● Request:
Below is a listing; write it out exactly and drop any images from it.

● Information supplied:
----
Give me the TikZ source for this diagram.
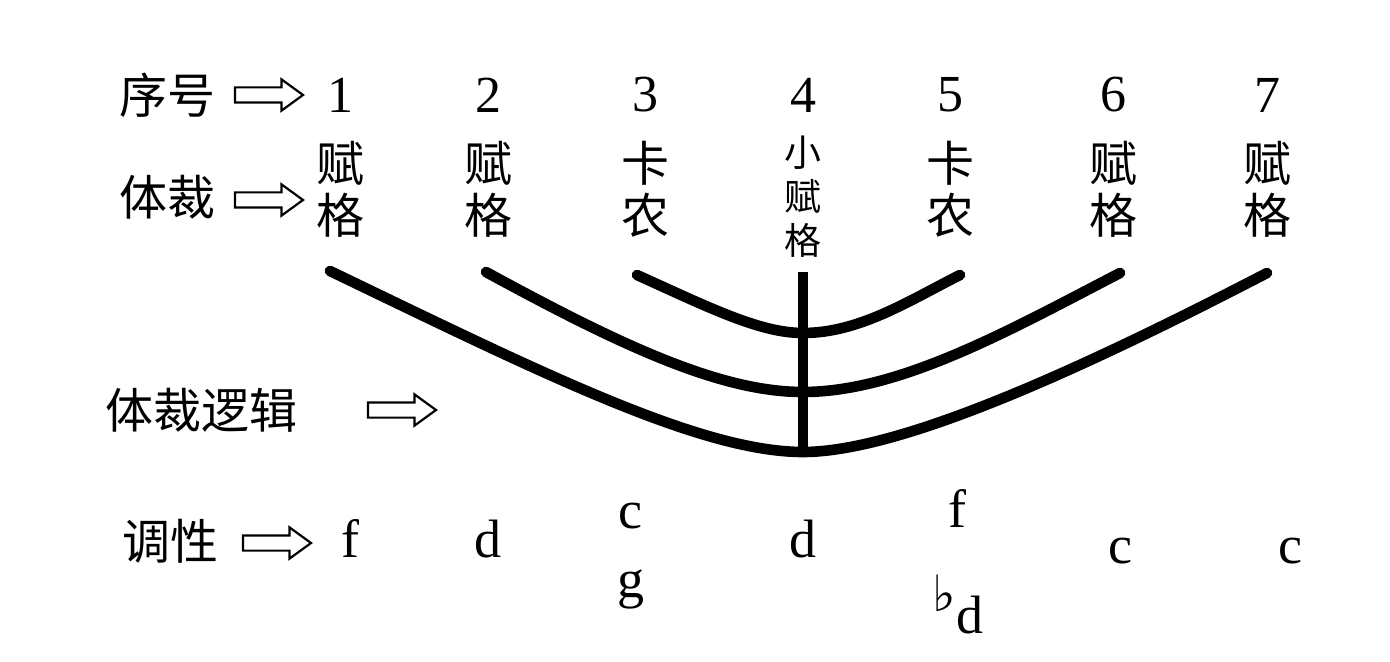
\documentclass[tikz,border=0pt]{standalone}
\usepackage{fontspec}
\setmainfont{Liberation Serif}
\newfontfamily\cjk{Noto Sans CJK SC}
\newfontfamily\symf{DejaVu Sans}
\usetikzlibrary{shapes.arrows}
\begin{document}
\begin{tikzpicture}[x=0.5pt,y=-0.5pt,
  cjkbig/.style={font=\cjk\fontsize{24}{24}\selectfont, inner sep=0},
  cjksmall/.style={font=\cjk\fontsize{18.5}{18.5}\selectfont, inner sep=0},
  num/.style={font=\fontsize{26}{26}\selectfont, inner sep=0},
  keyl/.style={font=\fontsize{27}{27}\selectfont, inner sep=0, anchor=base},
  hollow/.style={single arrow, draw, line width=1.1pt, inner sep=0, outer sep=0,
    minimum height=34pt, single arrow head extend=4pt, single arrow tip angle=72, anchor=west},
  branch/.style={line width=5.3pt, line cap=round, line join=round}
]
\useasboundingbox[fill=white] (0,0) rectangle (1390,662);

% row labels
\node[cjkbig] (lxh) at (167,95) {序号};
\node[cjkbig] (ltc) at (167,197) {体裁};
\node[cjkbig] (lluo) at (201,410) {体裁逻辑};
\node[cjkbig] (ldx) at (170,541) {调性};

% hollow arrows
\node[hollow] (a1) at (235,95) {\rule{0pt}{6.5pt}};
\node[hollow] (a2) at (235,200) {\rule{0pt}{6.5pt}};
\node[hollow] (a3) at (368,410) {\rule{0pt}{6.5pt}};
\node[hollow] (a4) at (243,543) {\rule{0pt}{6.5pt}};

% numbers
\node[num] (n1) at (340,95) {1};
\node[num] (n2) at (488,95) {2};
\node[num] (n3) at (645,95) {3};
\node[num] (n4) at (803,95) {4};
\node[num] (n5) at (950,95) {5};
\node[num] (n6) at (1113,95) {6};
\node[num] (n7) at (1267,95) {7};

% genres
\node[cjkbig] (g1a) at (340,163) {赋};
\node[cjkbig] (g1b) at (340,215) {格};
\node[cjkbig] (g2a) at (488,163) {赋};
\node[cjkbig] (g2b) at (488,215) {格};
\node[cjkbig] (g3a) at (645,163) {卡};
\node[cjkbig] (g3b) at (645,215) {农};
\node[cjksmall] (g4a) at (803,153) {小};
\node[cjksmall] (g4b) at (803,196) {赋};
\node[cjksmall] (g4c) at (803,240) {格};
\node[cjkbig] (g5a) at (950,163) {卡};
\node[cjkbig] (g5b) at (950,215) {农};
\node[cjkbig] (g6a) at (1113,163) {赋};
\node[cjkbig] (g6b) at (1113,215) {格};
\node[cjkbig] (g7a) at (1267,163) {赋};
\node[cjkbig] (g7b) at (1267,215) {格};

% tree
\coordinate (o1) at (330,271);
\coordinate (o2) at (803,452);
\coordinate (o3) at (1267,273);
\coordinate (m1) at (486,272);
\coordinate (m2) at (803,392);
\coordinate (m3) at (1120,273);
\coordinate (i1) at (637,275);
\coordinate (i2) at (803,333);
\coordinate (i3) at (960,275);
\coordinate (vt) at (803,272);
\coordinate (vb) at (803,454);

\draw[branch] (o1) .. controls (540,372) and (700,452) .. (o2)
  .. controls (900,452) and (1080,370) .. (o3);
\draw[branch] (m1) .. controls (620,345) and (720,392) .. (m2)
  .. controls (900,392) and (1010,330) .. (m3);
\draw[branch] (i1) .. controls (710,308) and (760,333) .. (i2)
  .. controls (860,333) and (910,300) .. (i3);
\draw[branch, line cap=butt] (vt) -- (vb);

% keys
\node[keyl] (k1) at (350,557) {f};
\node[keyl] (k2) at (488,557) {d};
\node[keyl] (k3a) at (630,528) {c};
\node[keyl] (k3b) at (631,597) {g};
\node[keyl] (k4) at (803,557) {d};
\node[keyl] (k5a) at (957,527) {f};
\node[keyl] (k5b) at (958,633) {{\raisebox{11pt}{\symf\fontsize{25}{25}\selectfont ♭}}d};
\node[keyl] (k6) at (1120,563) {c};
\node[keyl] (k7) at (1290,563) {c};
\end{tikzpicture}
\end{document}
----
● Finished answer:
Give me the TikZ source for this diagram.
\documentclass[tikz,border=0pt]{standalone}
\usepackage{fontspec}
\setmainfont{Liberation Serif}
\newfontfamily\cjk{Noto Sans CJK SC}
\newfontfamily\symf{DejaVu Sans}
\usetikzlibrary{shapes.arrows}
\begin{document}
\begin{tikzpicture}[x=0.5pt,y=-0.5pt,
  cjkbig/.style={font=\cjk\fontsize{24}{24}\selectfont, inner sep=0},
  cjksmall/.style={font=\cjk\fontsize{18.5}{18.5}\selectfont, inner sep=0},
  num/.style={font=\fontsize{26}{26}\selectfont, inner sep=0},
  keyl/.style={font=\fontsize{27}{27}\selectfont, inner sep=0, anchor=base},
  hollow/.style={single arrow, draw, line width=1.1pt, inner sep=0, outer sep=0,
    minimum height=34pt, single arrow head extend=4pt, single arrow tip angle=72, anchor=west},
  branch/.style={line width=5.3pt, line cap=round, line join=round}
]
\useasboundingbox[fill=white] (0,0) rectangle (1390,662);

% row labels
\node[cjkbig] (lxh) at (167,95) {序号};
\node[cjkbig] (ltc) at (167,197) {体裁};
\node[cjkbig] (lluo) at (201,410) {体裁逻辑};
\node[cjkbig] (ldx) at (170,541) {调性};

% hollow arrows
\node[hollow] (a1) at (235,95) {\rule{0pt}{6.5pt}};
\node[hollow] (a2) at (235,200) {\rule{0pt}{6.5pt}};
\node[hollow] (a3) at (368,410) {\rule{0pt}{6.5pt}};
\node[hollow] (a4) at (243,543) {\rule{0pt}{6.5pt}};

% numbers
\node[num] (n1) at (340,95) {1};
\node[num] (n2) at (488,95) {2};
\node[num] (n3) at (645,95) {3};
\node[num] (n4) at (803,95) {4};
\node[num] (n5) at (950,95) {5};
\node[num] (n6) at (1113,95) {6};
\node[num] (n7) at (1267,95) {7};

% genres
\node[cjkbig] (g1a) at (340,163) {赋};
\node[cjkbig] (g1b) at (340,215) {格};
\node[cjkbig] (g2a) at (488,163) {赋};
\node[cjkbig] (g2b) at (488,215) {格};
\node[cjkbig] (g3a) at (645,163) {卡};
\node[cjkbig] (g3b) at (645,215) {农};
\node[cjksmall] (g4a) at (803,153) {小};
\node[cjksmall] (g4b) at (803,196) {赋};
\node[cjksmall] (g4c) at (803,240) {格};
\node[cjkbig] (g5a) at (950,163) {卡};
\node[cjkbig] (g5b) at (950,215) {农};
\node[cjkbig] (g6a) at (1113,163) {赋};
\node[cjkbig] (g6b) at (1113,215) {格};
\node[cjkbig] (g7a) at (1267,163) {赋};
\node[cjkbig] (g7b) at (1267,215) {格};

% tree
\coordinate (o1) at (330,271);
\coordinate (o2) at (803,452);
\coordinate (o3) at (1267,273);
\coordinate (m1) at (486,272);
\coordinate (m2) at (803,392);
\coordinate (m3) at (1120,273);
\coordinate (i1) at (637,275);
\coordinate (i2) at (803,333);
\coordinate (i3) at (960,275);
\coordinate (vt) at (803,272);
\coordinate (vb) at (803,454);

\draw[branch] (o1) .. controls (540,372) and (700,452) .. (o2)
  .. controls (900,452) and (1080,370) .. (o3);
\draw[branch] (m1) .. controls (620,345) and (720,392) .. (m2)
  .. controls (900,392) and (1010,330) .. (m3);
\draw[branch] (i1) .. controls (710,308) and (760,333) .. (i2)
  .. controls (860,333) and (910,300) .. (i3);
\draw[branch, line cap=butt] (vt) -- (vb);

% keys
\node[keyl] (k1) at (350,557) {f};
\node[keyl] (k2) at (488,557) {d};
\node[keyl] (k3a) at (630,528) {c};
\node[keyl] (k3b) at (631,597) {g};
\node[keyl] (k4) at (803,557) {d};
\node[keyl] (k5a) at (957,527) {f};
\node[keyl] (k5b) at (958,633) {{\raisebox{11pt}{\symf\fontsize{25}{25}\selectfont ♭}}d};
\node[keyl] (k6) at (1120,563) {c};
\node[keyl] (k7) at (1290,563) {c};
\end{tikzpicture}
\end{document}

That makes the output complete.